====== Dataset content ======

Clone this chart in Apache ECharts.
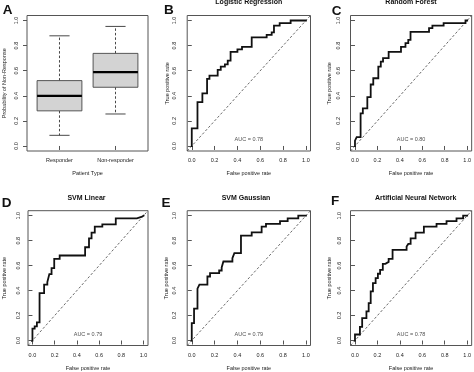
<!DOCTYPE html>
<html><head><meta charset="utf-8">
<script src="https://cdn.jsdelivr.net/npm/echarts@6/dist/echarts.min.js"></script>
<style>html,body{margin:0;padding:0;background:#fff}#c{width:474px;height:372px}</style>
</head><body><div id="c"></div>
<script>
// ---- Panel A: box plot data ----
const categories = ['Responder', 'Non-responder'];
const boxMin = [0.085, 0.255];
const boxQ1 = [0.28, 0.468];
const boxMedian = [0.40, 0.588];
const boxQ3 = [0.521, 0.738];
const boxMax = [0.878, 0.953];

// ---- Panels B-F: ROC curves (points where each step rises) ----
const rocTitles = ['Logistic Regression', 'Random Forest', 'SVM Linear', 'SVM Gaussian', 'Artificial Neural Network'];
const aucValues = ['0.78', '0.80', '0.79', '0.79', '0.78'];

const lrFpr = [0, 0, 0.05, 0.093, 0.134, 0.155, 0.227, 0.254, 0.29, 0.315, 0.34, 0.40, 0.44, 0.525, 0.656, 0.70, 0.72, 0.77, 0.866, 1.0];
const lrTpr = [0, 0.14, 0.35, 0.42, 0.535, 0.56, 0.606, 0.633, 0.65, 0.68, 0.75, 0.77, 0.79, 0.865, 0.885, 0.905, 0.96, 0.98, 1.0, 1.0];

const rfFpr = [0, 0, 0.015, 0.05, 0.07, 0.11, 0.14, 0.163, 0.208, 0.23, 0.25, 0.30, 0.41, 0.45, 0.475, 0.495, 0.66, 0.69, 0.79, 0.985, 1.0];
const rfTpr = [0, 0.043, 0.07, 0.26, 0.30, 0.39, 0.49, 0.54, 0.633, 0.673, 0.70, 0.75, 0.79, 0.82, 0.845, 0.91, 0.94, 0.96, 0.98, 1.0, 1.0];

const svmLinFpr = [0, 0, 0.02, 0.04, 0.064, 0.105, 0.134, 0.152, 0.172, 0.196, 0.245, 0.474, 0.509, 0.532, 0.561, 0.629, 0.75, 0.94, 0.98, 1.0];
const svmLinTpr = [0, 0.096, 0.114, 0.146, 0.38, 0.447, 0.468, 0.532, 0.58, 0.654, 0.681, 0.747, 0.819, 0.864, 0.912, 0.93, 0.979, 0.99, 1.0, 1.0];

const svmGauFpr = [0, 0, 0.02, 0.05, 0.067, 0.137, 0.16, 0.24, 0.262, 0.277, 0.356, 0.373, 0.431, 0.525, 0.612, 0.65, 0.773, 0.84, 0.933, 1.0];
const svmGauTpr = [0, 0.14, 0.255, 0.415, 0.447, 0.513, 0.54, 0.561, 0.585, 0.633, 0.66, 0.70, 0.84, 0.867, 0.912, 0.934, 0.957, 0.979, 1.0, 1.0];

const annFpr = [0, 0, 0.044, 0.064, 0.102, 0.122, 0.14, 0.16, 0.184, 0.204, 0.224, 0.248, 0.271, 0.30, 0.335, 0.46, 0.475, 0.496, 0.54, 0.614, 0.727, 0.816, 0.905, 0.964, 1.0];
const annTpr = [0, 0.048, 0.109, 0.18, 0.234, 0.30, 0.394, 0.46, 0.50, 0.535, 0.566, 0.614, 0.63, 0.654, 0.726, 0.753, 0.774, 0.819, 0.864, 0.912, 0.934, 0.957, 0.979, 1.0, 1.0];

const rocFpr = [lrFpr, rfFpr, svmLinFpr, svmGauFpr, annFpr];
const rocTpr = [lrTpr, rfTpr, svmLinTpr, svmGauTpr, annTpr];

const tickValues = [0, 0.2, 0.4, 0.6, 0.8, 1.0];
const panelLetters = ['A', 'B', 'C', 'D', 'E', 'F'];

// ---- layout / style ----
const FONT = '"Liberation Sans", Arial, Helvetica, sans-serif';
const AXC = '#555';
const TXT = '#222';
const FS = 5.5;

const grids = [
  { left: 24.8, top: 15.5, width: 123.2, height: 135.5 },
  { left: 187.2, top: 15.5, width: 123.3, height: 135.5 },
  { left: 350.5, top: 15.5, width: 121.3, height: 135.5 },
  { left: 24.8, top: 210.7, width: 123.2, height: 135.5 },
  { left: 187.2, top: 210.7, width: 123.3, height: 135.5 },
  { left: 350.5, top: 210.7, width: 121.3, height: 135.5 }
].map(g => Object.assign(g, { show: true, borderColor: AXC, borderWidth: 1, backgroundColor: 'transparent', containLabel: false }));

const yLabelMargin = [7.5, 10, 9, 7, 9.5, 8];
const yNameGap = [20, 17, 18.5, 21, 17.5, 18.5];

function fmt1(v) { return (Math.round(v * 10) / 10).toFixed(1); }

const xAxes = [], yAxes = [];
for (let i = 0; i < 6; i++) {
  const isBox = i === 0;
  xAxes.push({
    type: 'value', gridIndex: i,
    min: isBox ? 0.42 : -0.04, max: isBox ? 2.58 : 1.04,
    axisLine: { show: false }, splitLine: { show: false },
    axisTick: { show: true, inside: false, length: 4, lineStyle: { color: AXC, width: 1 },
      customValues: isBox ? [1, 2] : tickValues },
    axisLabel: { customValues: isBox ? [1, 2] : tickValues, margin: 6.5, fontSize: FS, color: TXT, fontFamily: FONT,
      formatter: isBox ? (v => categories[Math.round(v) - 1]) : fmt1 },
    name: isBox ? 'Patient Type' : 'False positive rate',
    nameLocation: 'middle', nameGap: 19.5,
    nameTextStyle: { fontSize: FS, color: TXT, fontFamily: FONT }
  });
  yAxes.push({
    type: 'value', gridIndex: i, min: -0.04, max: 1.04,
    axisLine: { show: false }, splitLine: { show: false },
    axisTick: { show: true, inside: false, length: 4, lineStyle: { color: AXC, width: 1 }, customValues: tickValues },
    axisLabel: { customValues: tickValues, rotate: 90, margin: yLabelMargin[i], fontSize: FS, color: TXT, fontFamily: FONT, formatter: fmt1 },
    name: isBox ? 'Probability of Non-Response' : 'True positive rate',
    nameLocation: 'middle', nameGap: yNameGap[i],
    nameTextStyle: { fontSize: FS, color: TXT, fontFamily: FONT }
  });
}

const series = [];
// box plot (panel A)
const boxData = categories.map((c, k) => [k + 1, boxMin[k], boxQ1[k], boxMedian[k], boxQ3[k], boxMax[k]]);
series.push({
  type: 'custom', xAxisIndex: 0, yAxisIndex: 0, silent: true,
  encode: { x: 0, y: [1, 2, 3, 4, 5] },
  data: boxData,
  renderItem: function (params, api) {
    const x = api.value(0);
    const pLo = api.coord([x, api.value(1)]);
    const pQ1 = api.coord([x, api.value(2)]);
    const pMed = api.coord([x, api.value(3)]);
    const pQ3 = api.coord([x, api.value(4)]);
    const pHi = api.coord([x, api.value(5)]);
    const half = api.size([0.8, 0])[0] / 2;
    const cap = half * 0.45;
    const cx = pMed[0];
    const dash = { stroke: '#333', lineWidth: 0.9, lineDash: [2.5, 2] };
    const solid = { stroke: '#333', lineWidth: 0.9 };
    return {
      type: 'group', children: [
        { type: 'line', shape: { x1: cx, y1: pQ3[1], x2: cx, y2: pHi[1] }, style: dash },
        { type: 'line', shape: { x1: cx, y1: pQ1[1], x2: cx, y2: pLo[1] }, style: dash },
        { type: 'line', shape: { x1: cx - cap, y1: pHi[1], x2: cx + cap, y2: pHi[1] }, style: solid },
        { type: 'line', shape: { x1: cx - cap, y1: pLo[1], x2: cx + cap, y2: pLo[1] }, style: solid },
        { type: 'rect', shape: { x: cx - half, y: pQ3[1], width: half * 2, height: pQ1[1] - pQ3[1] },
          style: { fill: '#d3d3d3', stroke: '#444', lineWidth: 0.9 } },
        { type: 'line', shape: { x1: cx - half, y1: pMed[1], x2: cx + half, y2: pMed[1] }, style: { stroke: '#000', lineWidth: 2.2 } }
      ]
    };
  }
});

// ROC panels
for (let r = 0; r < 5; r++) {
  const gi = r + 1;
  series.push({
    type: 'line', xAxisIndex: gi, yAxisIndex: gi, silent: true, symbol: 'none',
    data: [[-0.04, -0.04], [1.04, 1.04]],
    lineStyle: { color: '#444', width: 0.8, type: [2.5, 2] }, z: 2
  });
  series.push({
    type: 'line', xAxisIndex: gi, yAxisIndex: gi, silent: true, symbol: 'none', step: 'end',
    data: rocFpr[r].map((f, k) => [f, rocTpr[r][k]]),
    lineStyle: { color: '#111', width: 1.8, cap: 'square', join: 'miter' }, z: 3
  });
  series.push({
    type: 'scatter', xAxisIndex: gi, yAxisIndex: gi, silent: true, symbolSize: 0,
    data: [[0.5, 0.05]],
    label: { show: true, position: 'inside', formatter: 'AUC = ' + aucValues[r], fontSize: FS, color: TXT, fontFamily: FONT }
  });
}

// titles and panel letters
const letterPos = [[7.5, 10], [168.8, 10], [336.5, 11.3], [6.5, 202.8], [166, 203], [335, 201.7]];
const titlePos = [[248.8, 2.3], [411, 2.3], [86.5, 198.3], [246, 198.3], [415.7, 198]];
const graphic = [];
panelLetters.forEach((L, i) => graphic.push({
  type: 'text', x: letterPos[i][0], y: letterPos[i][1], silent: true,
  style: { text: L, font: 'bold 13.5px ' + FONT, fill: '#111', textAlign: 'center', textVerticalAlign: 'middle' }
}));
rocTitles.forEach((t, i) => graphic.push({
  type: 'text', x: titlePos[i][0], y: titlePos[i][1], silent: true,
  style: { text: t, font: 'bold 7px ' + FONT, fill: '#111', textAlign: 'center', textVerticalAlign: 'middle' }
}));

const chart = echarts.init(document.getElementById('c'), null, { renderer: 'canvas' });
chart.setOption({
  animation: false,
  backgroundColor: '#fff',
  textStyle: { fontFamily: FONT },
  grid: grids, xAxis: xAxes, yAxis: yAxes, series: series, graphic: graphic
});
</script></body></html>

======

Please restate the material above line by line, exactly, beginning at its first line and ending with the line that contains "0.99, 1.0, 1.0];", without any pictures.

Clone this chart in Apache ECharts.
<!DOCTYPE html>
<html><head><meta charset="utf-8">
<script src="https://cdn.jsdelivr.net/npm/echarts@6/dist/echarts.min.js"></script>
<style>html,body{margin:0;padding:0;background:#fff}#c{width:474px;height:372px}</style>
</head><body><div id="c"></div>
<script>
// ---- Panel A: box plot data ----
const categories = ['Responder', 'Non-responder'];
const boxMin = [0.085, 0.255];
const boxQ1 = [0.28, 0.468];
const boxMedian = [0.40, 0.588];
const boxQ3 = [0.521, 0.738];
const boxMax = [0.878, 0.953];

// ---- Panels B-F: ROC curves (points where each step rises) ----
const rocTitles = ['Logistic Regression', 'Random Forest', 'SVM Linear', 'SVM Gaussian', 'Artificial Neural Network'];
const aucValues = ['0.78', '0.80', '0.79', '0.79', '0.78'];

const lrFpr = [0, 0, 0.05, 0.093, 0.134, 0.155, 0.227, 0.254, 0.29, 0.315, 0.34, 0.40, 0.44, 0.525, 0.656, 0.70, 0.72, 0.77, 0.866, 1.0];
const lrTpr = [0, 0.14, 0.35, 0.42, 0.535, 0.56, 0.606, 0.633, 0.65, 0.68, 0.75, 0.77, 0.79, 0.865, 0.885, 0.905, 0.96, 0.98, 1.0, 1.0];

const rfFpr = [0, 0, 0.015, 0.05, 0.07, 0.11, 0.14, 0.163, 0.208, 0.23, 0.25, 0.30, 0.41, 0.45, 0.475, 0.495, 0.66, 0.69, 0.79, 0.985, 1.0];
const rfTpr = [0, 0.043, 0.07, 0.26, 0.30, 0.39, 0.49, 0.54, 0.633, 0.673, 0.70, 0.75, 0.79, 0.82, 0.845, 0.91, 0.94, 0.96, 0.98, 1.0, 1.0];

const svmLinFpr = [0, 0, 0.02, 0.04, 0.064, 0.105, 0.134, 0.152, 0.172, 0.196, 0.245, 0.474, 0.509, 0.532, 0.561, 0.629, 0.75, 0.94, 0.98, 1.0];
const svmLinTpr = [0, 0.096, 0.114, 0.146, 0.38, 0.447, 0.468, 0.532, 0.58, 0.654, 0.681, 0.747, 0.819, 0.864, 0.912, 0.93, 0.979, 0.99, 1.0, 1.0];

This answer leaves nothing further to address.